> [RECORDS TO PROCESS]
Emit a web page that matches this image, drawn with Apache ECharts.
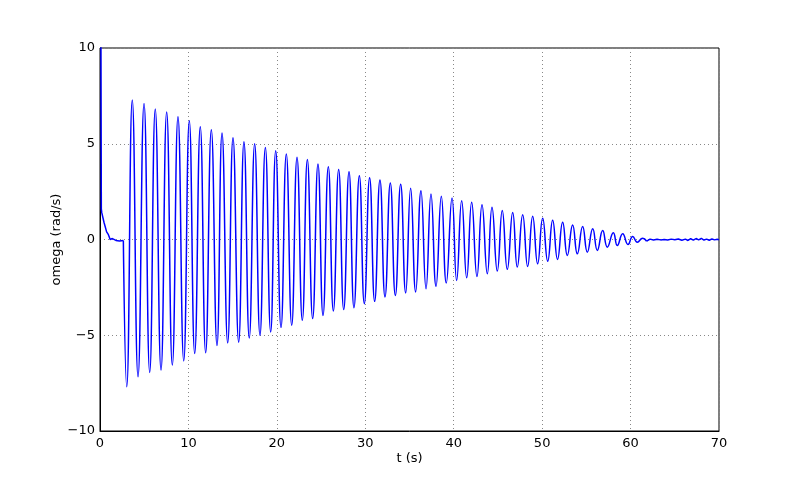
<!DOCTYPE html>
<html>
<head>
<meta charset="utf-8">
<script src="https://cdn.jsdelivr.net/npm/echarts@6/dist/echarts.min.js"></script>
<style>html,body{margin:0;padding:0;background:#fff}#c{width:800px;height:480px}</style>
</head>
<body>
<div id="c"></div>
<script>
// start transient (t, omega)
var startT = [0, 0.1, 0.15, 0.2, 0.45, 0.75, 0.95, 1.15, 1.4, 1.8, 2.2, 2.64];
var startV = [25, 12, 1.6, 1.4, 0.9, 0.4, 0.25, 0.0, 0.05, -0.05, -0.08, -0.05];
// oscillation peaks
var peakT = [3.65,4.98,6.25,7.54,8.82,10.10,11.34,12.59,13.80,15.04,16.28,17.49,18.70,19.87,21.07,22.28,23.45,24.65,25.82,26.99,28.16,29.33,30.49,31.66,32.83,34.00,35.13,36.30,37.43,38.60,39.81,40.90,42.03,43.20,44.33,45.49,46.67,47.80,48.93,50.06,51.19,52.32,53.45,54.58,55.72,56.85,58.05,59.11,60.24,61.37];
var peakV = [7.28,7.10,6.81,6.66,6.41,6.20,5.89,5.73,5.56,5.31,5.10,5.00,4.81,4.64,4.46,4.29,4.18,3.94,3.80,3.66,3.54,3.33,3.23,3.11,2.95,2.88,2.67,2.55,2.38,2.26,2.17,2.03,1.94,1.81,1.68,1.51,1.41,1.29,1.21,1.11,1.01,0.90,0.76,0.68,0.56,0.47,0.35,0.30,0.16,0.07];
// oscillation troughs
var troughT = [3.02,4.30,5.62,6.90,8.18,9.47,10.71,11.95,13.23,14.44,15.68,16.88,18.09,19.30,20.47,21.68,22.88,24.05,25.22,26.39,27.56,28.72,29.89,31.06,32.23,33.40,34.57,35.70,36.87,38.00,39.16,40.33,41.47,42.63,43.80,44.93,46.06,47.19,48.36,49.49,50.63,51.74,52.85,53.98,55.11,56.24,57.37,58.50,59.71,60.76,61.82];
var troughV = [-7.69,-7.17,-6.94,-6.82,-6.56,-6.34,-5.95,-5.92,-5.54,-5.40,-5.36,-5.14,-5.00,-4.83,-4.60,-4.48,-4.22,-4.13,-3.97,-3.73,-3.66,-3.56,-3.35,-3.23,-3.00,-2.92,-2.79,-2.74,-2.57,-2.45,-2.27,-2.14,-2.00,-1.93,-1.79,-1.65,-1.56,-1.44,-1.41,-1.27,-1.13,-1.04,-0.83,-0.75,-0.66,-0.57,-0.40,-0.31,-0.26,-0.14,-0.09];
// settled tail noise
var tailT = [61.82,62.2,62.6,63.0,63.4,63.8,64.2,64.6,65.0,65.4,65.8,66.2,66.5,66.8,67.1,67.4,67.7,68.0,68.3,68.6,68.9,69.2,69.5,69.8,70.0];
var tailV = [-0.09,0.02,-0.03,0.01,-0.02,0.0,-0.03,0.02,-0.01,0.03,-0.04,0.02,-0.05,0.04,-0.03,0.05,-0.02,0.06,-0.03,0.02,-0.04,0.03,-0.02,0.01,-0.01];
var xTicks = [0,10,20,30,40,50,60,70];
var yTicks = [-10,-5,0,5,10];

function pairs(t, v){ return t.map(function(x,i){ return [x, v[i]]; }); }
var osc = [[startT[startT.length-1], startV[startV.length-1]]]
  .concat(pairs(peakT, peakV), pairs(troughT, troughV))
  .sort(function(a,b){ return a[0]-b[0]; });

function fmt(v){ return v < 0 ? '\u2212' + Math.abs(v) : String(v); }
var lineColor = '#0000ff';
var grid = {show:true, lineStyle:{color:'#888', type:[1,3], width:1}};
var chart = echarts.init(document.getElementById('c'));
chart.setOption({
  animation:false,
  backgroundColor:'#fff',
  textStyle:{fontFamily:'DejaVu Sans'},
  grid:{left:100, right:81, top:48, bottom:49, show:true, borderColor:'#000', borderWidth:1, backgroundColor:'transparent'},
  xAxis:{type:'value', min:xTicks[0], max:xTicks[xTicks.length-1], interval:10,
    name:'t (s)', nameLocation:'middle', nameGap:21, nameMoveOverlap:false,
    nameTextStyle:{fontSize:13, color:'#000', fontFamily:'DejaVu Sans'},
    axisLine:{show:true, onZero:false, lineStyle:{color:'#000', width:1}},
    axisTick:{show:false}, axisLabel:{color:'#000', fontSize:13, margin:6, formatter:fmt},
    splitLine:grid},
  yAxis:{type:'value', min:yTicks[0], max:yTicks[yTicks.length-1], interval:5,
    name:'omega (rad/s)', nameLocation:'middle', nameGap:37, nameMoveOverlap:false,
    nameTextStyle:{fontSize:13, color:'#000', fontFamily:'DejaVu Sans'},
    axisLine:{show:true, onZero:false, lineStyle:{color:'#000', width:1}},
    axisTick:{show:false}, axisLabel:{color:'#000', fontSize:13, margin:5, formatter:fmt},
    splitLine:grid},
  series:[
    {type:'line', data:pairs(startT,startV), showSymbol:false, smooth:false, clip:true, lineStyle:{color:lineColor, width:1.5}},
    {type:'line', data:osc, showSymbol:false, smooth:0.5, clip:true, lineStyle:{color:lineColor, width:1.5}},
    {type:'line', data:pairs(tailT,tailV), showSymbol:false, smooth:false, clip:true, lineStyle:{color:lineColor, width:1.5}}
  ]
});
</script>
</body>
</html>
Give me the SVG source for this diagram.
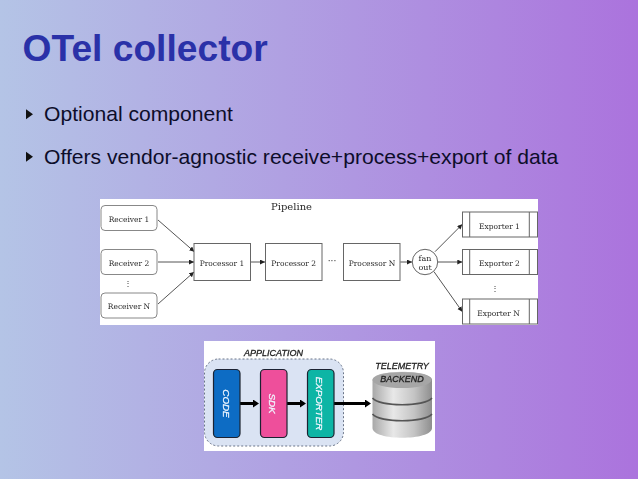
<svg xmlns="http://www.w3.org/2000/svg" width="638" height="479" viewBox="0 0 638 479">
<defs>
<linearGradient id="bg" x1="0" y1="0" x2="1" y2="0"><stop offset="0" stop-color="#b4c4e6"/><stop offset="1" stop-color="#ab73dd"/></linearGradient>
<linearGradient id="disk" x1="0" y1="0" x2="1" y2="0"><stop offset="0" stop-color="#a8a8a8"/><stop offset=".35" stop-color="#e8e8e8"/><stop offset=".7" stop-color="#c4c4c4"/><stop offset="1" stop-color="#8e8e8e"/></linearGradient>
<marker id="a" markerWidth="6" markerHeight="6" refX="5" refY="2.5" orient="auto" markerUnits="userSpaceOnUse"><path d="M0 0L5 2.500L0 5z" fill="#222"/></marker>
<marker id="b" markerWidth="8" markerHeight="10" refX="2" refY="4" orient="auto" markerUnits="userSpaceOnUse"><path d="M0 0L6 4L0 8z" fill="#000"/></marker>
<filter id="soft" x="-2%" y="-2%" width="104%" height="104%"><feGaussianBlur stdDeviation="0.35"/></filter>
</defs>
<style>
.h{font-family:"Liberation Sans",Arial,sans-serif}
.t{font-size:21.1px;fill:#0d0d2a}
.p{font-family:"DejaVu Serif",serif;font-size:7.5px;fill:#2a2a2a;text-anchor:middle}
.box{fill:#fff;stroke:#666;stroke-width:1}
.r{fill:#fff;stroke:#888;stroke-width:1}
.c{fill:none;stroke:#555;stroke-width:1;marker-end:url(#a)}
.k{fill:none;stroke:#000;stroke-width:3;marker-end:url(#b)}
.hand{font-family:"Liberation Sans",sans-serif;font-style:italic;font-size:9px;fill:#222;stroke:#222;stroke-width:.3;text-anchor:middle}
.w{font-family:"Liberation Sans",sans-serif;font-style:italic;font-size:9.8px;fill:#f0f6ff;stroke:#f0f6ff;stroke-width:.25;text-anchor:middle}
.tile{stroke:#1c2430;stroke-width:1.2}
.disk{fill:url(#disk)}
.rim{fill:none;stroke:#555;stroke-width:1.6}
</style>
<rect width="638" height="479" fill="url(#bg)"/>
<g id="slide-text">
<text class="h" x="22.500" y="61" font-size="37.200" font-weight="bold" fill="#2a31a8">OTel collector</text>
<path d="M26 109.300L33 114.300L26 119.300z" fill="#111"/>
<text class="h t" x="44" y="120.500">Optional component</text>
<path d="M26 151.700L33 156.700L26 161.700z" fill="#111"/>
<text class="h t" x="44" y="163.500">Offers vendor-agnostic receive+process+export of data</text>
</g>
<g filter="url(#soft)">
<rect id="pipeline-panel" x="100" y="199" width="438" height="126" fill="#fff"/>
<text class="p" x="291.500" y="210" style="font-size:10px">Pipeline</text>
<g id="connectors-pipeline">
<path class="c" d="M158 220L194.300 251.700"/>
<path class="c" d="M158 262L194 262"/>
<path class="c" d="M158 304L194 272"/>
<path class="c" d="M250.700 262L265 262"/>
<path class="c" d="M400.300 262L412 262"/>
<path class="c" d="M435 251.700L462.300 224.300"/>
<path class="c" d="M437.700 262L462.300 262"/>
<path class="c" d="M434 271.700L462.300 311.700"/>
</g>
<g id="receiver-1"><rect class="r" x="101" y="205.500" width="56" height="25" rx="4"/><text class="p" x="129" y="222">Receiver 1</text></g>
<g id="receiver-2"><rect class="r" x="101" y="249.500" width="56" height="25" rx="4"/><text class="p" x="129" y="265.500">Receiver 2</text></g>
<g id="receiver-n"><rect class="r" x="101" y="293" width="56" height="25" rx="4"/><text class="p" x="129" y="309">Receiver N</text></g>
<text class="p" x="128" y="286">⋮</text>
<g id="processor-1"><rect class="box" x="194" y="243.500" width="56.500" height="37"/><text class="p" x="222" y="266">Processor 1</text></g>
<g id="processor-2"><rect class="box" x="265.500" y="243.500" width="56.500" height="37"/><text class="p" x="293.700" y="266">Processor 2</text></g>
<text class="p" x="332" y="264" style="font-size:9px">···</text>
<g id="processor-n"><rect class="box" x="343.500" y="243.500" width="56.500" height="37"/><text class="p" x="372" y="266">Processor N</text></g>
<g id="fan-out"><circle class="box" cx="425" cy="262" r="12.700"/><text class="p" x="425" y="260.500" style="font-size:8px">fan</text><text class="p" x="425" y="270" style="font-size:8px">out</text></g>
<g id="exporter-1"><rect class="box" x="462.500" y="212" width="75" height="25"/><path class="box" d="M469.700 212V237M529.300 212V237"/><text class="p" x="499.500" y="228.500">Exporter 1</text></g>
<g id="exporter-2"><rect class="box" x="462.500" y="249.500" width="75" height="25"/><path class="box" d="M469.700 249.500V274.500M529.300 249.500V274.500"/><text class="p" x="499.500" y="266">Exporter 2</text></g>
<text class="p" x="495" y="291">⋮</text>
<g id="exporter-n"><rect class="box" x="462.500" y="299" width="75" height="25"/><path class="box" d="M469.700 299V324M529.300 299V324"/><text class="p" x="498.500" y="316">Exporter N</text></g>
<rect id="app-panel" x="204" y="341" width="231" height="110" fill="#fff"/>
<text class="hand" x="273.500" y="355.500">APPLICATION</text>
<rect id="application" x="204.500" y="359" width="139" height="87" rx="14" fill="#dae3f3" stroke="#6a7488" stroke-width="1" stroke-dasharray="2 2"/>
<g id="connectors-app">
<path class="k" d="M240 403.500H255"/>
<path class="k" d="M287 403.500H302"/>
<path class="k" d="M334 403.500H367"/>
</g>
<g id="code"><rect class="tile" x="213.500" y="369.500" width="26.500" height="68" rx="4" fill="#0b6cc4"/><text class="w" transform="translate(222.500 403.500) rotate(90)">CODE</text></g>
<g id="sdk"><rect class="tile" x="260.500" y="369.500" width="26.500" height="68" rx="4" fill="#ee4f9b"/><text class="w" transform="translate(269 403.500) rotate(90)">SDK</text></g>
<g id="exporter"><rect class="tile" x="307.500" y="369.500" width="26.500" height="68" rx="4" fill="#10b5a5"/><text class="w" transform="translate(316 403.500) rotate(90)">EXPORTER</text></g>
<g id="telemetry-backend">
<path class="disk" d="M372.500 380C372.500 369 432 369 432 380V428C432 441 372.500 441 372.500 428z"/>
<ellipse cx="402" cy="380" rx="29.500" ry="8" fill="#a6a6a6"/>
<path class="rim" d="M372.500 398C380 407 424 407 432 398"/>
<path class="rim" d="M372.500 414C380 423 424 423 432 414"/>
<text class="hand" x="402" y="368.500">TELEMETRY</text>
<text class="hand" x="402" y="381.500">BACKEND</text>
</g>
</g>
</svg>
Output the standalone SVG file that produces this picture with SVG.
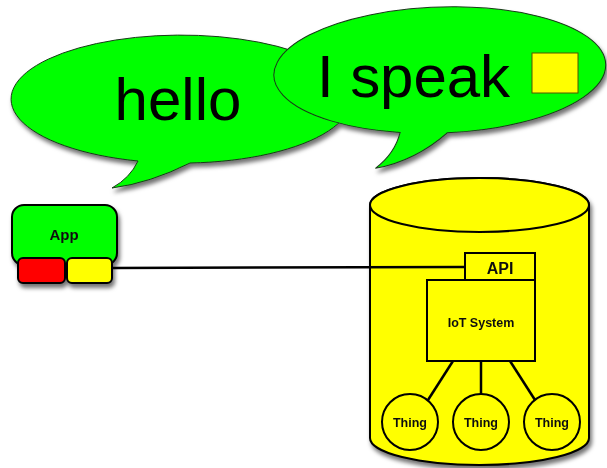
<svg xmlns="http://www.w3.org/2000/svg" width="607" height="468" viewBox="0 0 607 468">
<defs>
<filter id="shadow" x="-10%" y="-10%" width="130%" height="130%">
<feDropShadow dx="2" dy="4" stdDeviation="2" flood-color="#000" flood-opacity="0.55"/>
</filter>
<style>
.bubble{fill:#00ff00;stroke:#1a3a1a;stroke-width:1}
.big{font-family:"Liberation Sans",Arial,sans-serif;font-size:60px;fill:#000}
.lbl{font-family:"Liberation Sans",Arial,sans-serif;font-weight:bold;fill:#111;text-anchor:middle}
.box{fill:#ffff00;stroke:#000;stroke-width:2}
.conn{stroke:#000;stroke-width:2.5;fill:none}
</style>
</defs>
<rect width="607" height="468" fill="#fff"/>
<g filter="url(#shadow)">
<g id="hello">
<path class="bubble" d="M138,161 A170,64 0 1 1 190,163 Q150,183 112,188 Q130,178 138,161 Z"/>
<text class="big" x="178" y="120" text-anchor="middle">hello</text>
</g>
<g id="ispeak">
<path class="bubble" transform="rotate(-2 439 70)" d="M398,131 A166,63 0 1 1 445,133 Q412,160 372,166 Q392,152 398,131 Z"/>
<text class="big" x="317" y="97" font-size="61" textLength="193">I speak</text>
<rect x="532" y="53" width="46" height="40" fill="#ffff00" stroke="#555500" stroke-width="1"/>
</g>
<g id="app">
<rect x="12" y="205" width="105" height="60" rx="12" fill="#00ff00" stroke="#000" stroke-width="2"/>
<rect x="18" y="258" width="47" height="25" rx="5" fill="#ff0000" stroke="#000" stroke-width="2"/>
<rect x="67" y="258" width="45" height="25" rx="5" fill="#ffff00" stroke="#000" stroke-width="2"/>
<text class="lbl" x="64" y="240" font-size="15">App</text>
</g>
<g id="iot-cylinder">
<path d="M370,205 L370,438 A109.5,27 0 0 0 589,438 L589,205 A109.5,27 0 0 0 370,205 Z" fill="#ffff00" stroke="#000" stroke-width="2"/>
<ellipse cx="479.5" cy="205" rx="109.5" ry="27" fill="#ffff00" stroke="#000" stroke-width="2"/>
</g>
<g id="api">
<rect class="box" x="465" y="253" width="70" height="27"/>
<text class="lbl" x="500" y="274" font-size="16">API</text>
</g>
<g id="iot-system">
<rect class="box" x="427" y="280" width="108" height="81"/>
<text class="lbl" x="481" y="327" font-size="12.5">IoT System</text>
</g>
<g id="thing1">
<circle class="box" cx="410" cy="422" r="28"/>
<text class="lbl" x="410" y="427" font-size="12.5">Thing</text>
</g>
<g id="thing2">
<circle class="box" cx="481" cy="422" r="28"/>
<text class="lbl" x="481" y="427" font-size="12.5">Thing</text>
</g>
<g id="thing3">
<circle class="box" cx="552" cy="422" r="28"/>
<text class="lbl" x="552" y="427" font-size="12.5">Thing</text>
</g>
</g>
<g id="connectors">
<path class="conn" d="M112,268 L465,267"/>
<path class="conn" d="M453,361 L428,400"/>
<path class="conn" d="M481,361 L481,394"/>
<path class="conn" d="M510,361 L535,400"/>
</g>
</svg>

> [THE TASK] Pull every line containing "that" from the material above.

> [RESULT OF THIS TASK]
Emit a web page that matches this image, drawn with Apache ECharts.
Output the standalone SVG file that produces this picture with SVG.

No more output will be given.